_Rows from a dataset of charts and code_.
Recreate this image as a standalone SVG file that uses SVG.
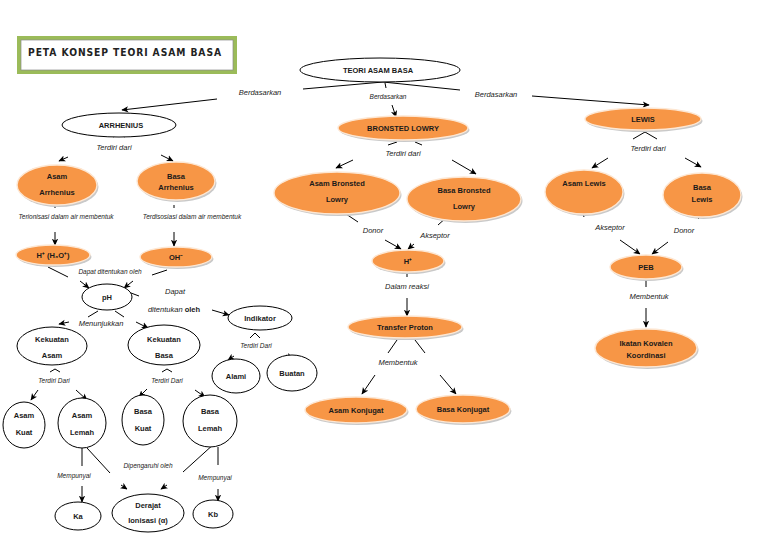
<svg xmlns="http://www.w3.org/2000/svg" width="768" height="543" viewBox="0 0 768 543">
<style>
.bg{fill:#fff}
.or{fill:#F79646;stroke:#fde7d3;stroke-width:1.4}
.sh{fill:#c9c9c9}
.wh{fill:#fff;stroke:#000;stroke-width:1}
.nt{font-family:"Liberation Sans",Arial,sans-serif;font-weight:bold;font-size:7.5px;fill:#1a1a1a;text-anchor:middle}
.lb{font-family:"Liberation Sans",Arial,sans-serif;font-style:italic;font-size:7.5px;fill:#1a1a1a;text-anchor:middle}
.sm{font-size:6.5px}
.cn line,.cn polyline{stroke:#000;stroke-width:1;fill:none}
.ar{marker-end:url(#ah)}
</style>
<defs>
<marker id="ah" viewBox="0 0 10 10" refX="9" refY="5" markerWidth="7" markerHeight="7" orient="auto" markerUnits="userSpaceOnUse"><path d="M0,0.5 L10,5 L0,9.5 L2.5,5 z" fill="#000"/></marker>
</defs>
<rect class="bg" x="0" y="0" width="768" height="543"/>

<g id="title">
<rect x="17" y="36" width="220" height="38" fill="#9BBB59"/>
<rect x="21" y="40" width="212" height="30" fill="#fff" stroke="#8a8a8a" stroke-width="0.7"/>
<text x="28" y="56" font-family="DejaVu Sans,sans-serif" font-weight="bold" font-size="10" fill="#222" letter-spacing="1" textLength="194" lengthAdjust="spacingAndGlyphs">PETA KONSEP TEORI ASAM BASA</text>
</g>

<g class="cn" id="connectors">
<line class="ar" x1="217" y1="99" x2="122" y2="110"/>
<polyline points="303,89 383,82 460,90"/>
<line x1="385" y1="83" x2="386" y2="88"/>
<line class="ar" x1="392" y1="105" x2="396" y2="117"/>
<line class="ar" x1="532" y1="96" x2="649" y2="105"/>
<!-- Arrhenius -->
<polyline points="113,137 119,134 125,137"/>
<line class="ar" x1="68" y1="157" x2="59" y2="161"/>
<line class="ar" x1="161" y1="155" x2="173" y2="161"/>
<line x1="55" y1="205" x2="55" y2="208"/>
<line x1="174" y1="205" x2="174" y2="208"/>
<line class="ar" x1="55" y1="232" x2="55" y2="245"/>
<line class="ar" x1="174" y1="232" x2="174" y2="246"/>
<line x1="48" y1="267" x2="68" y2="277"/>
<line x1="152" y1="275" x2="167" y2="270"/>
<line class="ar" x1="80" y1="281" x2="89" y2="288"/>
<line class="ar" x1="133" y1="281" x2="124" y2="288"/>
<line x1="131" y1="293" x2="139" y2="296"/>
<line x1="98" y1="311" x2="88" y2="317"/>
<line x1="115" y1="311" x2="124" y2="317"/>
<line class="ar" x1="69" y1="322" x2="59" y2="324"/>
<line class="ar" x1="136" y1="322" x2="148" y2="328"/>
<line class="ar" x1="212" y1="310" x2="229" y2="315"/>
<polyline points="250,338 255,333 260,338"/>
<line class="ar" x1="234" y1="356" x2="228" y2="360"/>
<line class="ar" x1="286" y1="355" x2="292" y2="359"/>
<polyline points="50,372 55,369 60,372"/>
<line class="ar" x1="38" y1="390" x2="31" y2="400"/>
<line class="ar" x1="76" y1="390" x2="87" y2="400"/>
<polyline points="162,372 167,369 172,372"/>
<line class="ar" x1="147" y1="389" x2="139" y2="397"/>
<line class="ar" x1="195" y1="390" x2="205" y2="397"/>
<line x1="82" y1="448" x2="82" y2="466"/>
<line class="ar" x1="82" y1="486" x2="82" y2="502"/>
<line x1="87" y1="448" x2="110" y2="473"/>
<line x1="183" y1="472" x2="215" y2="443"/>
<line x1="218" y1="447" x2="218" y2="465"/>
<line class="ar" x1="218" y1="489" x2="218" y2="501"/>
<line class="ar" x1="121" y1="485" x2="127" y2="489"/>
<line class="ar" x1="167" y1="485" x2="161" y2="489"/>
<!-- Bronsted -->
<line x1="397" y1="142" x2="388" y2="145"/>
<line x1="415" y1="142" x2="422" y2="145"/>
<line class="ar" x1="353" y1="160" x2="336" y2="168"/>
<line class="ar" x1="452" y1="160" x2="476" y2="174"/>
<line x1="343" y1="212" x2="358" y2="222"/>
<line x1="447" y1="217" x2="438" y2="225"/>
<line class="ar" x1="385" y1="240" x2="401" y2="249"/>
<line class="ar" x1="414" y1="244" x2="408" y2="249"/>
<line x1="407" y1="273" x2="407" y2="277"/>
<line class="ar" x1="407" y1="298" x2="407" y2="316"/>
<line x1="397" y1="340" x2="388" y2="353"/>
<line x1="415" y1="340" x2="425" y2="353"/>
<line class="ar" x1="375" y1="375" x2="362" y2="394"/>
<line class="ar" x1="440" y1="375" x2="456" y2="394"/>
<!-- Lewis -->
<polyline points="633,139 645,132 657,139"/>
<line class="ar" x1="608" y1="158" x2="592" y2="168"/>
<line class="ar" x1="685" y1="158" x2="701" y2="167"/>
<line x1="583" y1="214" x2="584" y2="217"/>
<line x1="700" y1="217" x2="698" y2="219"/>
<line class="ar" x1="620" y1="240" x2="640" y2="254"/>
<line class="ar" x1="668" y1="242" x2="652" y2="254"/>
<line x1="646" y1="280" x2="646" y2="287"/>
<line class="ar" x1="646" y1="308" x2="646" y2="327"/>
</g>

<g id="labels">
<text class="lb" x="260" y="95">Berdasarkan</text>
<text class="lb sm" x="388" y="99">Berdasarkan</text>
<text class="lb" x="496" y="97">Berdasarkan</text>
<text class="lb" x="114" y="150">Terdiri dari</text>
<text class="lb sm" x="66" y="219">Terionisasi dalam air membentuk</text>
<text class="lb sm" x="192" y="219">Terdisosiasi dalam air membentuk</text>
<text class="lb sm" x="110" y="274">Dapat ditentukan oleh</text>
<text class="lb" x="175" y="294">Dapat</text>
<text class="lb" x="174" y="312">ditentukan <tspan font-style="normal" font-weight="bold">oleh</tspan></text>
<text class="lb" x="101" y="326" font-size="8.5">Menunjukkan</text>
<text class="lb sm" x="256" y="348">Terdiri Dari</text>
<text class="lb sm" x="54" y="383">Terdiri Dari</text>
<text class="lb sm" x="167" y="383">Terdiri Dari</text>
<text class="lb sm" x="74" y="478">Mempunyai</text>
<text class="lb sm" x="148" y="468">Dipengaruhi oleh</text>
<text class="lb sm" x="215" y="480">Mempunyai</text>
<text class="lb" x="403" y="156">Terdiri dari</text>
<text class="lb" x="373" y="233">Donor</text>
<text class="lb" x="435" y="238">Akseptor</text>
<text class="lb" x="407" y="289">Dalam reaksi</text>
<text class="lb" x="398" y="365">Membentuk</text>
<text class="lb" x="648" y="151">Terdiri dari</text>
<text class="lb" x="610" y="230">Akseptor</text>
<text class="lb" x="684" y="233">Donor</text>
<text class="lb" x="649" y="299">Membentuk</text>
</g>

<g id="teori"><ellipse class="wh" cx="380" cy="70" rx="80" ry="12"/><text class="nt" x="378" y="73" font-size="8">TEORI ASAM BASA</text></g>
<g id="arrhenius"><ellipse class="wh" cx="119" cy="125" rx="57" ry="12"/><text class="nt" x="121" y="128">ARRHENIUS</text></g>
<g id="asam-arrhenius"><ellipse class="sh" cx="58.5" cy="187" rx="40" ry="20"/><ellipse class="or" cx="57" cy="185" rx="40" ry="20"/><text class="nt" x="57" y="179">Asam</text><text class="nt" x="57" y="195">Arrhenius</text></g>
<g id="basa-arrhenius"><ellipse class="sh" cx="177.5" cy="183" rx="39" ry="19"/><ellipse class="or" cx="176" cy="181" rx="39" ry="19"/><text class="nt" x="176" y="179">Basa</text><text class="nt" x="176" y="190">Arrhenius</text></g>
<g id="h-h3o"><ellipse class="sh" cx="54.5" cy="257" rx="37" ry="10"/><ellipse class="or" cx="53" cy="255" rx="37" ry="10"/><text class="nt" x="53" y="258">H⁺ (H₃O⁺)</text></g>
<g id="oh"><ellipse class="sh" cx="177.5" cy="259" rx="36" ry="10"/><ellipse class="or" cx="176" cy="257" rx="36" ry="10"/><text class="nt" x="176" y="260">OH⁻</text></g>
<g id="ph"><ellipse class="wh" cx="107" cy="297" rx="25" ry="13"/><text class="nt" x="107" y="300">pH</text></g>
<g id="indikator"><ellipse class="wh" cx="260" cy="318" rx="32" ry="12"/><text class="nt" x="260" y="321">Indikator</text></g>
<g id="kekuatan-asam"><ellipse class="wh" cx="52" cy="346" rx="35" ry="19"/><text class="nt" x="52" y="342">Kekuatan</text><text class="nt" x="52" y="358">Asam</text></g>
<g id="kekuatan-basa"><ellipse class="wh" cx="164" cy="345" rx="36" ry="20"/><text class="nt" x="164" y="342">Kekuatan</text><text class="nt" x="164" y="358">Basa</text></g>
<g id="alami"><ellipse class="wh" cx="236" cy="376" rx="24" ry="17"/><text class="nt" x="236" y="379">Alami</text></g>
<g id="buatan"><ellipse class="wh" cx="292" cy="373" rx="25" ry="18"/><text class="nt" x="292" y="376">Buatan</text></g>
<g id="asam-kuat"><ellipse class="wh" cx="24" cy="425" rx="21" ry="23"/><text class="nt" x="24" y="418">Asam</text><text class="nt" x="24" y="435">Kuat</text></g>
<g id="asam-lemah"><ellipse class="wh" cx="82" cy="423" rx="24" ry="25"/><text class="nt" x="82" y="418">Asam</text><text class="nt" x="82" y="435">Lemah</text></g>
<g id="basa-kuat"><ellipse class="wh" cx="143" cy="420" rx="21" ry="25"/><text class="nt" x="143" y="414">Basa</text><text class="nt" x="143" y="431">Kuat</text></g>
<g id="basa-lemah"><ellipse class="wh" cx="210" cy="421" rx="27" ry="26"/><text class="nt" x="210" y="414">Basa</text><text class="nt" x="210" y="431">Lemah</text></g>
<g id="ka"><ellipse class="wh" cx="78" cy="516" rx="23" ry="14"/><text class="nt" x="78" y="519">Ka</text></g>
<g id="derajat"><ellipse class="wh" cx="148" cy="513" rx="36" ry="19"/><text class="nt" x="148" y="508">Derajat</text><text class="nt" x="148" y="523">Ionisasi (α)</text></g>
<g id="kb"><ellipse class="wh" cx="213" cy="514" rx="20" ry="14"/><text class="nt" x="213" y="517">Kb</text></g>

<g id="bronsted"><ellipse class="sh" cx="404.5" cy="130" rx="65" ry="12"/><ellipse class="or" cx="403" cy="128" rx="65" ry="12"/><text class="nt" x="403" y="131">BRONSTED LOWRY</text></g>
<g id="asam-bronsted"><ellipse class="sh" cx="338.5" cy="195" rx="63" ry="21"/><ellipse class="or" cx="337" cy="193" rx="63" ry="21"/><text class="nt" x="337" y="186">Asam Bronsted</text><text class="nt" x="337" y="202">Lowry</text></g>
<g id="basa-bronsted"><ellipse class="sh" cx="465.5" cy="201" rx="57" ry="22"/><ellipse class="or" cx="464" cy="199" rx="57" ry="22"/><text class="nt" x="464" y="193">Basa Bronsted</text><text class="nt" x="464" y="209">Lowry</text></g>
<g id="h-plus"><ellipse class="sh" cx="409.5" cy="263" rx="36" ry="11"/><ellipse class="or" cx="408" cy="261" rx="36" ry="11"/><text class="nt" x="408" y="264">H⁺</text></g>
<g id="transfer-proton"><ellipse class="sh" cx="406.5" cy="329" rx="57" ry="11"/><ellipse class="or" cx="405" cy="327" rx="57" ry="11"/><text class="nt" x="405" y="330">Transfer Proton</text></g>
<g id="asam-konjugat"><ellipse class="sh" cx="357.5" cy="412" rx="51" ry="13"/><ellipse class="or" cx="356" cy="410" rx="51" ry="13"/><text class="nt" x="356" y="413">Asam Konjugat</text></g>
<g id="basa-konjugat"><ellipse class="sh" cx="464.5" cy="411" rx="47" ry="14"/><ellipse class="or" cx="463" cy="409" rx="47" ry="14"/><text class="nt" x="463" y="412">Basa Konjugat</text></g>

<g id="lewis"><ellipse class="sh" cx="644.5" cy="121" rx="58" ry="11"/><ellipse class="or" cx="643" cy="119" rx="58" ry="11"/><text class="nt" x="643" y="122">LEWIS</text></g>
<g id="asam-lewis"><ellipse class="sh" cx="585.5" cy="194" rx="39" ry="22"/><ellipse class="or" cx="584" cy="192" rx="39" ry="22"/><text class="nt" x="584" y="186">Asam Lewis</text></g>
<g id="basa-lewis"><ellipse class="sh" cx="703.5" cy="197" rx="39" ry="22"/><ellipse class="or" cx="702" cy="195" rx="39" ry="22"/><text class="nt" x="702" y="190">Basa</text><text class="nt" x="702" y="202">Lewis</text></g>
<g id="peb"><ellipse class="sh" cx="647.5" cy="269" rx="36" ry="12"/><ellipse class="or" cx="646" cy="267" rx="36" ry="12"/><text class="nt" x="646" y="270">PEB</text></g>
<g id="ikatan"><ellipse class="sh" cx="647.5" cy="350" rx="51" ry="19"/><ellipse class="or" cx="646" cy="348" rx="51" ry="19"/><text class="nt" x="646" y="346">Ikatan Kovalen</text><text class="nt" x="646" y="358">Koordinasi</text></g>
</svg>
* * *
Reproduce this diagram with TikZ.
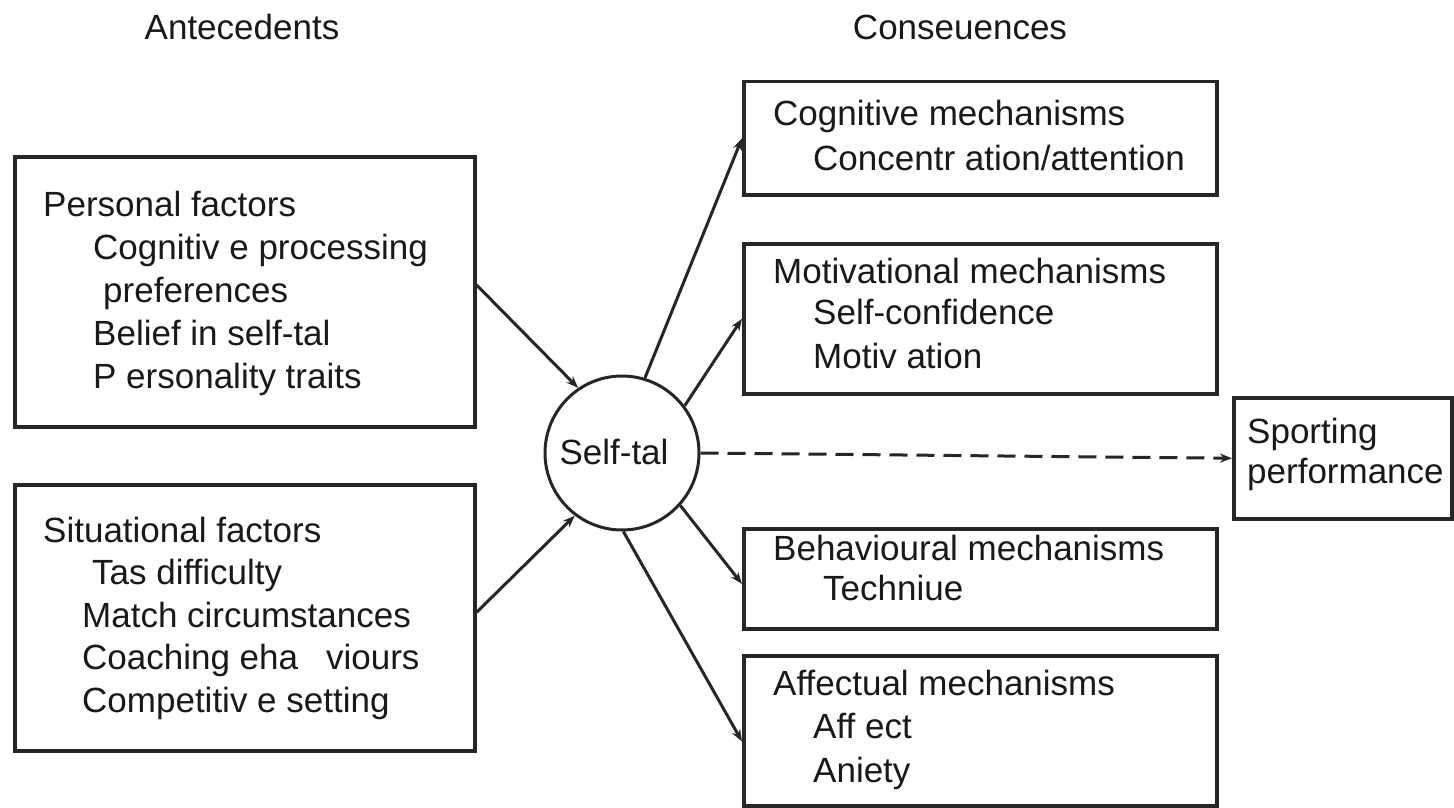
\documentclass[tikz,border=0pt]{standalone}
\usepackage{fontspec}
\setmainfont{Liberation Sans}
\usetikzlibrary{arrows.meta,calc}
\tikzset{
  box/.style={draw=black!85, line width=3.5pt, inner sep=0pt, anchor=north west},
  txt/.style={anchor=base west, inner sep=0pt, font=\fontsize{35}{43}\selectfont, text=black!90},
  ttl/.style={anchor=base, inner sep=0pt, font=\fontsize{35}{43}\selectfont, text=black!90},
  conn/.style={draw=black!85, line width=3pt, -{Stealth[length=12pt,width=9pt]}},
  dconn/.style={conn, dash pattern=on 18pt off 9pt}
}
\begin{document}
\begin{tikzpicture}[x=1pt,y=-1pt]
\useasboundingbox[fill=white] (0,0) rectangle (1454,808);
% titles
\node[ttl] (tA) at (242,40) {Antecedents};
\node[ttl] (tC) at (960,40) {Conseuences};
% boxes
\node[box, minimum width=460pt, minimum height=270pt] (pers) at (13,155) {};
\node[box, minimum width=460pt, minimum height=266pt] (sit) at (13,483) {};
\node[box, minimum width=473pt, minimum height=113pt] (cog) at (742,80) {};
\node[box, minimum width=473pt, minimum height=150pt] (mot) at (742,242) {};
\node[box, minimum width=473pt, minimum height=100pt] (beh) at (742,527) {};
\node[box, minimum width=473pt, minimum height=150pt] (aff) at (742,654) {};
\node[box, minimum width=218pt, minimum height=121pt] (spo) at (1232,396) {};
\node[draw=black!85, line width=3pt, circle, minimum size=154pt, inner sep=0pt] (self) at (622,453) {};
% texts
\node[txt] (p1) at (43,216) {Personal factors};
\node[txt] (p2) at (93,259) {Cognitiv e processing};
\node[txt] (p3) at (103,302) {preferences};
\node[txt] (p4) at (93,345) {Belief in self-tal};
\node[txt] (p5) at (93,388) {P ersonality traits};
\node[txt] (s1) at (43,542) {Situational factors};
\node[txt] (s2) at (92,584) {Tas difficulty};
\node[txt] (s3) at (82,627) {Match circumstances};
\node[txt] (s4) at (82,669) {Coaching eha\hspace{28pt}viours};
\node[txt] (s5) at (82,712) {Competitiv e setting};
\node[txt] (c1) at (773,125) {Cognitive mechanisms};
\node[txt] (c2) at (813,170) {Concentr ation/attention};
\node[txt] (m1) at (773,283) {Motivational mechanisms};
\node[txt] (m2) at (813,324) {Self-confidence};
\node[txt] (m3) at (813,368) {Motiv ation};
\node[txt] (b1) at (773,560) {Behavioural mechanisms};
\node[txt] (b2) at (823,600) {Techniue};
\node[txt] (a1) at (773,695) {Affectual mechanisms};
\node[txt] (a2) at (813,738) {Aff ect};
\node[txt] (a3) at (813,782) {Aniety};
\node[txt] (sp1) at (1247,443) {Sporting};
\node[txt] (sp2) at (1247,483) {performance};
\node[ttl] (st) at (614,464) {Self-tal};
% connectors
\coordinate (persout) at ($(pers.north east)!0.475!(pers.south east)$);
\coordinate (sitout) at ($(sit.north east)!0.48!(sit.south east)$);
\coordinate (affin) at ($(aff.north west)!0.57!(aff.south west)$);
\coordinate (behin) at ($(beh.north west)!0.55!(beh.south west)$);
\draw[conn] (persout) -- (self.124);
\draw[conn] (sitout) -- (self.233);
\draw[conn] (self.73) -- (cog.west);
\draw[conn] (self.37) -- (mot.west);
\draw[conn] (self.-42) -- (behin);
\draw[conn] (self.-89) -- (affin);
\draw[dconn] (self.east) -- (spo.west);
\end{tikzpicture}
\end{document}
==
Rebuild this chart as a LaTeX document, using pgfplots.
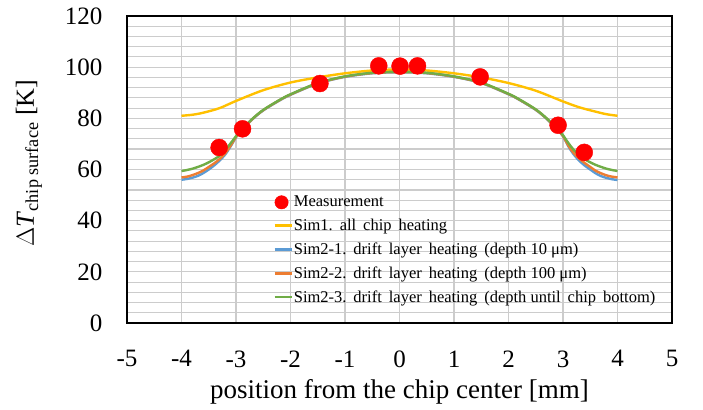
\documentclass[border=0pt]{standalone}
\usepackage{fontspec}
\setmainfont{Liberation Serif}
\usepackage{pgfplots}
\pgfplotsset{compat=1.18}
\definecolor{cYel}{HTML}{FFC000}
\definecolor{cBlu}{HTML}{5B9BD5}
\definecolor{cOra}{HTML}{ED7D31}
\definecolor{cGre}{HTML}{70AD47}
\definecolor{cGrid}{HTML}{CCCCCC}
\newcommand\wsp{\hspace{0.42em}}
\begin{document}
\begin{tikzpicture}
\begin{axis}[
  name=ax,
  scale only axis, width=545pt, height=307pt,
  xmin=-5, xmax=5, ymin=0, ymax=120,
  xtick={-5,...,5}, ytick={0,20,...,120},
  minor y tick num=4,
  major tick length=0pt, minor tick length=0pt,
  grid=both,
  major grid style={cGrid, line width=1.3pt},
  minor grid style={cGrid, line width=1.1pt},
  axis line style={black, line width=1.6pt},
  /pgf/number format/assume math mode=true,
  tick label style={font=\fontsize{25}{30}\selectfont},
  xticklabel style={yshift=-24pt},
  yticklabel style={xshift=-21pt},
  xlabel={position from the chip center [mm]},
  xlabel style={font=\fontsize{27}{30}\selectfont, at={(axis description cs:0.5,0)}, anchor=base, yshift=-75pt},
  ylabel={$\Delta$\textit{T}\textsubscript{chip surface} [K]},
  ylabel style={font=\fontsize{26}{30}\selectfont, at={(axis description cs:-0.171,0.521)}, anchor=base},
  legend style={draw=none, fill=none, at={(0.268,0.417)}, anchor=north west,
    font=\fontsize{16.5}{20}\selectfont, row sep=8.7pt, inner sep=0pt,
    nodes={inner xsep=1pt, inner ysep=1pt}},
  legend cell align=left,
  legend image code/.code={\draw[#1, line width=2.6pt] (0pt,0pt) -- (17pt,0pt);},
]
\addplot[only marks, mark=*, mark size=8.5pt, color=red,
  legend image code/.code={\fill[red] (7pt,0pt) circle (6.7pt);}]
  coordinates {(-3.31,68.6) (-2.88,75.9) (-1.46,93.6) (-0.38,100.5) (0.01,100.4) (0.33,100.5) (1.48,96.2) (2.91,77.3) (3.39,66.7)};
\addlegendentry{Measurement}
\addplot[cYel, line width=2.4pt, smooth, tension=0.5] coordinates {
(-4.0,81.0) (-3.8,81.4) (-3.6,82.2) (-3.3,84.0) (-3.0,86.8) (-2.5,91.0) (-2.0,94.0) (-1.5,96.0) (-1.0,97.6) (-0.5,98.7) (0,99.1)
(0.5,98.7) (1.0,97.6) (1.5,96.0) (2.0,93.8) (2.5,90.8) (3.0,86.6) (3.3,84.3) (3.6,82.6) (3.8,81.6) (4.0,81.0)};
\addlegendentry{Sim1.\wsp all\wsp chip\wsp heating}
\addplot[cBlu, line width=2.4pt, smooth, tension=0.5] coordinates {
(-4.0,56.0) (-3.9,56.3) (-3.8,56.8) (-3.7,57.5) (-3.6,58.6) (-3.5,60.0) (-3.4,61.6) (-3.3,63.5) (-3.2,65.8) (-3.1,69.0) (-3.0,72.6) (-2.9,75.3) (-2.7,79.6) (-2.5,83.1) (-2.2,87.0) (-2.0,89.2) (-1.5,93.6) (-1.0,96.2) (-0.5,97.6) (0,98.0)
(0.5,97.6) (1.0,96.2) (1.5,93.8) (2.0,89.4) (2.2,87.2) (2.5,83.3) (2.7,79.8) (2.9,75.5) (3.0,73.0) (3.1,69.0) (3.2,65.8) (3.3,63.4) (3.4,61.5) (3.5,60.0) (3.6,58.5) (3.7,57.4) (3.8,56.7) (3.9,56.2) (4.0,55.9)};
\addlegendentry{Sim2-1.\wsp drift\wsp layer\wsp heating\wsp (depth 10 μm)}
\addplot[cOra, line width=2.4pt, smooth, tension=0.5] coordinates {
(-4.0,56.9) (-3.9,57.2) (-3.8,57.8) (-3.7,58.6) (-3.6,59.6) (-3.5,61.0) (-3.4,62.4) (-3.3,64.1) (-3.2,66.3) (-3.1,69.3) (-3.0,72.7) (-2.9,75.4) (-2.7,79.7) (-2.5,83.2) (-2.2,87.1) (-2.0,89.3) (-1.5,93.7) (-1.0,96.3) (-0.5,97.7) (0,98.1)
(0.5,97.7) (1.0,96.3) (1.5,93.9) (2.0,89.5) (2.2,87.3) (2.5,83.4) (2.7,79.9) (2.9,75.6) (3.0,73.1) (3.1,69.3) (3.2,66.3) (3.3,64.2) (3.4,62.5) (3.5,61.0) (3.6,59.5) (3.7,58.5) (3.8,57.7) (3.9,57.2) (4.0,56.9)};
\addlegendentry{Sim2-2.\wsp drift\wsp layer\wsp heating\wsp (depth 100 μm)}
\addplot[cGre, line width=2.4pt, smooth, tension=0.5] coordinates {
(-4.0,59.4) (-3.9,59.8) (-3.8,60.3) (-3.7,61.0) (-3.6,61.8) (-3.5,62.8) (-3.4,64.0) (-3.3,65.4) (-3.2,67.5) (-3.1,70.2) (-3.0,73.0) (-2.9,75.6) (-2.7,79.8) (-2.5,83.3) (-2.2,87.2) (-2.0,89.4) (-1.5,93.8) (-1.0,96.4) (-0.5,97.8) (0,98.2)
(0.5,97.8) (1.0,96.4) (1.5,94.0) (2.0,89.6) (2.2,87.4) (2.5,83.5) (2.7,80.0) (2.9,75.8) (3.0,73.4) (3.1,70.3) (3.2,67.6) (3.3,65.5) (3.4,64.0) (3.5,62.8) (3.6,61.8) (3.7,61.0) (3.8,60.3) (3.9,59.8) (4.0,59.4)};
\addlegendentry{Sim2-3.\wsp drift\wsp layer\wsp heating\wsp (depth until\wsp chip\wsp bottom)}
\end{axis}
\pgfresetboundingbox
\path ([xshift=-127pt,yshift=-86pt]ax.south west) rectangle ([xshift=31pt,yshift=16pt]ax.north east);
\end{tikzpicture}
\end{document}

_Aim of the exercise_. Show all lines from the data above in which the word "standalone" appears.

_The reply_.
Recreate this image as a standalone SVG file that uses SVG.
\documentclass[tikz,border=0pt]{standalone}
\documentclass[border=0pt]{standalone}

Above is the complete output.